Другого рода исцеление, а именно исцеление посредством выведывания тайн у кумиров, еще более желательно для меня при существующих обстоятельствах… Кумиров на свете больше, чем реальных ценностей; таков мой «злой взгляд» на этот мир, такой и мой «злой слух». Исследовать постукиванием и, быть может, услышать вместо ответа те глухие звуки, которые свидетельствуют о вздутии живота, — какой восторг для человека, обладающего не одной, а двумя парами ушей, для меня, старого психолога и крысолова, перед которым все желающее быть тайным становится явным.

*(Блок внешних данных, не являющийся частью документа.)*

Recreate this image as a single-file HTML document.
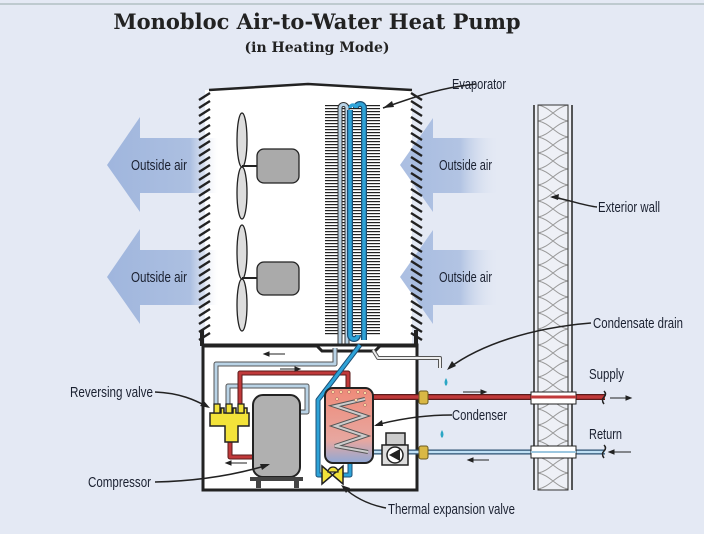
<!DOCTYPE html>
<html><head><meta charset="utf-8"><style>
html,body{margin:0;padding:0;background:#e4e9f4;}
svg{display:block;}
text{font-family:"Liberation Sans",sans-serif;fill:#1a2030;}
.lb{font-size:15px;}
</style></head><body>
<svg width="704" height="534" viewBox="0 0 704 534" xmlns="http://www.w3.org/2000/svg">
<defs>
<linearGradient id="al" x1="0" x2="1"><stop offset="0" stop-color="#9cb3dc"/><stop offset="0.75" stop-color="#a9bde0"/><stop offset="1" stop-color="#e4e9f4" stop-opacity="0"/></linearGradient>
<linearGradient id="ar" x1="0" x2="1"><stop offset="0" stop-color="#9cb3dc"/><stop offset="0.6" stop-color="#a9bde0"/><stop offset="1" stop-color="#e4e9f4" stop-opacity="0"/></linearGradient>
<linearGradient id="tank" x1="0" x2="0" y1="0" y2="1"><stop offset="0" stop-color="#ef8a78"/><stop offset="0.7" stop-color="#e7a7a0"/><stop offset="1" stop-color="#8fa8d6"/></linearGradient>
<pattern id="fins" width="10" height="3" patternUnits="userSpaceOnUse"><rect width="10" height="1.2" fill="#222"/></pattern>
<pattern id="ins" width="30" height="16" patternUnits="userSpaceOnUse" x="538" y="105"><path d="M0,0 C12,2 18,14 30,16 M0,16 C12,14 18,2 30,0" fill="none" stroke="#999" stroke-width="1"/></pattern>
</defs>
<rect x="0" y="0" width="704" height="534" fill="#e4e9f4"/>
<line x1="0" y1="4" x2="704" y2="4" stroke="#9aa" stroke-width="1"/>
<text x="317" y="29" text-anchor="middle" style="font-family:'DejaVu Serif','Liberation Serif',serif;font-size:21px;font-weight:bold;fill:#222">Monobloc Air-to-Water Heat Pump</text>
<text x="317" y="52" text-anchor="middle" style="font-family:'DejaVu Serif','Liberation Serif',serif;font-size:14px;font-weight:bold;fill:#222">(in Heating Mode)</text>

<!-- unit upper -->
<polygon points="209,90 308,84 412,90 412,345 205,345 205,90" fill="#fff"/>
<polyline points="209,90 308,84 412,90" fill="none" stroke="#222" stroke-width="2.5"/>

<!-- arrows -->
<polygon points="107,165 140,117 140,138 218,138 218,193 140,193 140,212" fill="url(#al)" opacity="0.95"/>
<polygon points="107,277 140,229 140,250 218,250 218,305 140,305 140,324" fill="url(#al)" opacity="0.95"/>
<polygon points="400,165 433,118 433,138 500,138 500,193 433,193 433,212" fill="url(#ar)" opacity="0.85"/>
<polygon points="400,277 433,230 433,250 500,250 500,305 433,305 433,324" fill="url(#ar)" opacity="0.85"/>

<!-- hatches -->
<path d="M199,100 l11,-7 m-11,15 l11,-7 m-11,15 l11,-7 m-11,15 l11,-7 m-11,15 l11,-7 m-11,15 l11,-7 m-11,15 l11,-7 m-11,15 l11,-7 m-11,15 l11,-7 m-11,15 l11,-7 m-11,15 l11,-7 m-11,15 l11,-7 m-11,15 l11,-7 m-11,15 l11,-7 m-11,15 l11,-7 m-11,15 l11,-7 m-11,15 l11,-7 m-11,15 l11,-7 m-11,15 l11,-7 m-11,15 l11,-7 m-11,15 l11,-7 m-11,15 l11,-7 m-11,15 l11,-7 m-11,15 l11,-7 m-11,15 l11,-7 m-11,15 l11,-7 m-11,15 l11,-7 m-11,15 l11,-7 m-11,15 l11,-7 m-11,15 l11,-7 m-11,15 l11,-7" stroke="#222" stroke-width="2.4" fill="none"/>
<path d="M411,93 l11,7 m-11,1 l11,7 m-11,1 l11,7 m-11,1 l11,7 m-11,1 l11,7 m-11,1 l11,7 m-11,1 l11,7 m-11,1 l11,7 m-11,1 l11,7 m-11,1 l11,7 m-11,1 l11,7 m-11,1 l11,7 m-11,1 l11,7 m-11,1 l11,7 m-11,1 l11,7 m-11,1 l11,7 m-11,1 l11,7 m-11,1 l11,7 m-11,1 l11,7 m-11,1 l11,7 m-11,1 l11,7 m-11,1 l11,7 m-11,1 l11,7 m-11,1 l11,7 m-11,1 l11,7 m-11,1 l11,7 m-11,1 l11,7 m-11,1 l11,7 m-11,1 l11,7 m-11,1 l11,7 m-11,1 l11,7" stroke="#222" stroke-width="2.4" fill="none"/>

<text class="lb" x="131" y="170" textLength="56" lengthAdjust="spacingAndGlyphs">Outside air</text>
<text class="lb" x="131" y="282" textLength="56" lengthAdjust="spacingAndGlyphs">Outside air</text>
<text class="lb" x="439" y="170" textLength="53" lengthAdjust="spacingAndGlyphs">Outside air</text>
<text class="lb" x="439" y="282" textLength="53" lengthAdjust="spacingAndGlyphs">Outside air</text>

<!-- fans -->
<g stroke="#222" stroke-width="1.3" fill="#ddd">
<ellipse cx="242" cy="140" rx="5" ry="27"/><ellipse cx="242" cy="193" rx="5" ry="26"/>
<ellipse cx="242" cy="252" rx="5" ry="27"/><ellipse cx="242" cy="305" rx="5" ry="26"/>
<line x1="242" y1="166" x2="258" y2="166" stroke-width="2"/><line x1="242" y1="278" x2="258" y2="278" stroke-width="2"/>
<rect x="257" y="149" width="42" height="34" rx="7" fill="#aaa"/>
<rect x="257" y="262" width="42" height="33" rx="7" fill="#aaa"/>
</g>
<!-- evaporator -->
<rect x="325" y="104" width="55" height="232" fill="url(#fins)"/>
<path d="M340,348 V108 a3.5,3.5 0 0 1 7,0 V345" fill="none" stroke="#333" stroke-width="5"/>
<path d="M340,348 V108 a3.5,3.5 0 0 1 7,0 V345" fill="none" stroke="#b9d3e6" stroke-width="3"/>
<path d="M356,108 a4,4 0 0 1 8,0 V340" fill="none" stroke="#1c4f75" stroke-width="6"/>
<path d="M356,108 a4,4 0 0 1 8,0 V340" fill="none" stroke="#2ea3d8" stroke-width="3.5"/>
<path d="M350,110 V335 a4,4 0 0 0 8,0" fill="none" stroke="#1c4f75" stroke-width="6"/>
<path d="M350,108 a3,3 0 0 1 6,0 M350,110 V335 a4,4 0 0 0 8,0" fill="none" stroke="#2ea3d8" stroke-width="3.5"/>

<!-- lower box -->
<rect x="203" y="345" width="214" height="145" fill="#fff" stroke="#222" stroke-width="3"/>
<polyline points="203,346 317,346 322,351 375,351 380,346 417,346" fill="none" stroke="#222" stroke-width="3"/>
<rect x="200" y="330" width="4" height="16" fill="#222"/><rect x="414" y="330" width="4" height="16" fill="#222"/>

<!-- pipes -->
<g fill="none" stroke-linejoin="round">
<path d="M216,412 V364 H335 V348" stroke="#555" stroke-width="5"/><path d="M216,412 V364 H335 V348" stroke="#b9d3e6" stroke-width="3"/>
<path d="M228,412 V386 H307 V412 H300" stroke="#555" stroke-width="5"/><path d="M228,412 V386 H307 V412 H300" stroke="#b9d3e6" stroke-width="3"/>
<path d="M240,412 V373 H348 V390" stroke="#5a1a1a" stroke-width="5"/><path d="M240,412 V373 H348 V390" stroke="#c0393a" stroke-width="3"/>
<path d="M230,440 V457 H254" stroke="#5a1a1a" stroke-width="5"/><path d="M230,440 V457 H254" stroke="#c0393a" stroke-width="3"/>
<path d="M360,345 L318,400 V475 H328" stroke="#1c4f75" stroke-width="5"/><path d="M360,345 L318,400 V475 H328" stroke="#2ea3d8" stroke-width="3"/>
<path d="M340,475 H350 V460" stroke="#1c4f75" stroke-width="5"/><path d="M340,475 H350 V460" stroke="#2ea3d8" stroke-width="3"/>
<path d="M373,350 L378,358 H440 V368" stroke="#555" stroke-width="4"/><path d="M373,350 L378,358 H440 V368" stroke="#eee" stroke-width="2"/>
<path d="M370,397 H605" stroke="#5a1a1a" stroke-width="6"/><path d="M370,397 H605" stroke="#c0393a" stroke-width="3.5"/>
<path d="M372,452 H605" stroke="#2a5070" stroke-width="5"/><path d="M372,452 H605" stroke="#bfe0f5" stroke-width="2.5"/>
</g>
<!-- condenser -->
<rect x="325" y="388" width="48" height="75" rx="8" fill="url(#tank)" stroke="#222" stroke-width="2"/>
<polyline points="365,399 335,406 365,416 335,426 365,436 335,446 368,452" fill="none" stroke="#555" stroke-width="4"/>
<polyline points="365,399 335,406 365,416 335,426 365,436 335,446 368,452" fill="none" stroke="#ccc" stroke-width="2"/>
<g fill="#f7d9a0" stroke="#a66" stroke-width="0.5"><circle cx="333" cy="392" r="1.5"/><circle cx="341" cy="392" r="1.5"/><circle cx="349" cy="392" r="1.5"/><circle cx="358" cy="392" r="1.5"/><circle cx="365" cy="393" r="1.5"/><circle cx="337" cy="399" r="1.5"/><circle cx="356" cy="400" r="1.5"/><circle cx="365" cy="405" r="1.5"/></g>
<!-- compressor -->
<rect x="253" y="395" width="47" height="82" rx="10" fill="#b0b0b0" stroke="#222" stroke-width="2"/>
<rect x="250" y="477" width="53" height="4" fill="#444"/><rect x="256" y="481" width="5" height="7" fill="#444"/><rect x="294" y="481" width="5" height="7" fill="#444"/>
<!-- reversing valve -->
<path d="M210,413 h11 v-5 h3 v5 h9 v-5 h3 v5 h8 v-5 h3 v5 h2 v13 h-11 v16 h-13 v-16 h-15 z" fill="#f3e33a" stroke="#222" stroke-width="1.5"/>
<path d="M214,404 h6 v9 h-6z M226,404 h6 v9 h-6z M238,404 h6 v9 h-6z" fill="#f3e33a" stroke="#222" stroke-width="1.3"/>
<!-- expansion valve -->
<polygon points="322,466 343,484 343,466 322,484" fill="#f3e33a" stroke="#222" stroke-width="1.5"/>
<path d="M328,472 a5,5 0 0 1 10,0 z" fill="#f3e33a" stroke="#222" stroke-width="1.3"/>
<!-- pump -->
<rect x="386" y="433" width="19" height="12" fill="#ccc" stroke="#222" stroke-width="1.5"/>
<rect x="382" y="445" width="26" height="20" fill="#ddd" stroke="#222" stroke-width="1.5"/>
<circle cx="395" cy="455" r="8" fill="#fff" stroke="#222" stroke-width="1.5"/>
<polygon points="389,455 400,449 400,461" fill="#222"/>
<!-- fittings -->
<rect x="419" y="391" width="9" height="13" rx="2" fill="#d9b845" stroke="#6b5a20"/>
<rect x="419" y="446" width="9" height="13" rx="2" fill="#d9b845" stroke="#6b5a20"/>
<!-- drops -->
<path d="M446,378 q3,5 0,8 q-3,-3 0,-8z" fill="#2aa6c4"/>
<path d="M442,430 q3,5 0,8 q-3,-3 0,-8z" fill="#2aa6c4"/>
<!-- small flow arrows -->
<g stroke="#222" stroke-width="1" fill="#222">
<line x1="266" y1="354" x2="285" y2="354"/><polygon points="264,354 269,352 269,356"/>
<line x1="280" y1="369" x2="298" y2="369"/><polygon points="300,369 295,367 295,371"/>
<line x1="228" y1="463" x2="247" y2="463"/><polygon points="226,463 231,461 231,465"/>
<line x1="463" y1="392" x2="484" y2="392"/><polygon points="486,392 481,390 481,394"/>
<line x1="470" y1="460" x2="489" y2="460"/><polygon points="468,460 473,458 473,462"/>
<line x1="610" y1="398" x2="628" y2="398"/><polygon points="631,398 626,396 626,400"/>
<line x1="612" y1="452" x2="631" y2="452"/><polygon points="609,452 614,450 614,454"/>
</g>

<!-- wall -->
<rect x="534" y="105" width="38" height="385" fill="#eef0f6"/>
<rect x="538" y="105" width="30" height="385" fill="url(#ins)"/>
<rect x="538" y="105" width="30" height="385" fill="none" stroke="#333" stroke-width="1"/>
<line x1="534" y1="105" x2="534" y2="490" stroke="#222" stroke-width="1.5"/>
<line x1="572" y1="105" x2="572" y2="490" stroke="#222" stroke-width="1.5"/>
<rect x="531" y="392" width="45" height="12" fill="#fff" stroke="#222"/>
<line x1="531" y1="397" x2="576" y2="397" stroke="#c0393a" stroke-width="3"/>
<rect x="531" y="446" width="45" height="12" fill="#fff" stroke="#222"/>
<line x1="531" y1="452" x2="576" y2="452" stroke="#9cc7e0" stroke-width="2"/>
<path d="M604,391 q3,3 0,6 q-3,3 0,7" fill="none" stroke="#222" stroke-width="1.5"/>
<path d="M604,445 q3,3 0,6 q-3,3 0,7" fill="none" stroke="#222" stroke-width="1.5"/>

<!-- leaders -->
<g fill="none" stroke="#222" stroke-width="1.5">
<path d="M476,84 C440,88 420,95 383,108"/>
<path d="M597,207 C585,206 570,200 552,197"/>
<path d="M591,323 C530,328 480,345 449,368"/>
<path d="M452,415 C420,415 395,420 376,425"/>
<path d="M155,392 C180,393 195,400 208,407"/>
<path d="M155,482 C200,481 235,475 268,465"/>
<path d="M386,508 C370,505 355,498 343,487"/>
</g>
<g fill="#222">
<polygon points="383,108 392,101 394,107"/>
<polygon points="550,197 559,194 558,200"/>
<polygon points="447,370 452,361 456,366"/>
<polygon points="374,426 382,420 383,426"/>
<polygon points="210,408 200,406 204,401"/>
<polygon points="270,464 262,470 260,464"/>
<polygon points="341,485 350,488 346,493"/>
</g>
<text class="lb" x="452" y="89" textLength="54" lengthAdjust="spacingAndGlyphs">Evaporator</text>
<text class="lb" x="598" y="212" textLength="62" lengthAdjust="spacingAndGlyphs">Exterior wall</text>
<text class="lb" x="593" y="328" textLength="90" lengthAdjust="spacingAndGlyphs">Condensate drain</text>
<text class="lb" x="589" y="379" textLength="35" lengthAdjust="spacingAndGlyphs">Supply</text>
<text class="lb" x="589" y="439" textLength="33" lengthAdjust="spacingAndGlyphs">Return</text>
<text class="lb" x="452" y="420" textLength="55" lengthAdjust="spacingAndGlyphs">Condenser</text>
<text class="lb" x="70" y="397" textLength="83" lengthAdjust="spacingAndGlyphs">Reversing valve</text>
<text class="lb" x="88" y="487" textLength="63" lengthAdjust="spacingAndGlyphs">Compressor</text>
<text class="lb" x="388" y="514" textLength="127" lengthAdjust="spacingAndGlyphs">Thermal expansion valve</text>
</svg>
</body></html>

И эта статья, так же как и «Падение Вагнера», есть прежде всего отдых, солнечное пятно, скачок психолога в сторону праздности. А, может быть, и новая война?.. Эта маленькая статья есть объявление великой войны. Я на этот раз выстукиваю молотом, как камертоном, не временные или случайные кумиры, а вечные, более древние, более самоуверенные, более вздутые кумиры… а вместе с тем и более пустые… Это не мешает, однако, тому, что им верят больше, чем другим, а в важнейших случаях утверждают, что это совсем не кумиры…

Изречения и стрелы

1. Праздность есть мать психологии. Как? Разве психология порок?

2. Даже самый отважный из нас робеет перед собственным знанием.

3. Чтобы жить одному, надо быть или скотом, или богом, — сказал Аристотель. Он упустил из виду третий случай: когда человек и то и другое, т. е. философ…

4. «Истина всегда проста.» — Не двойная ли это ложь?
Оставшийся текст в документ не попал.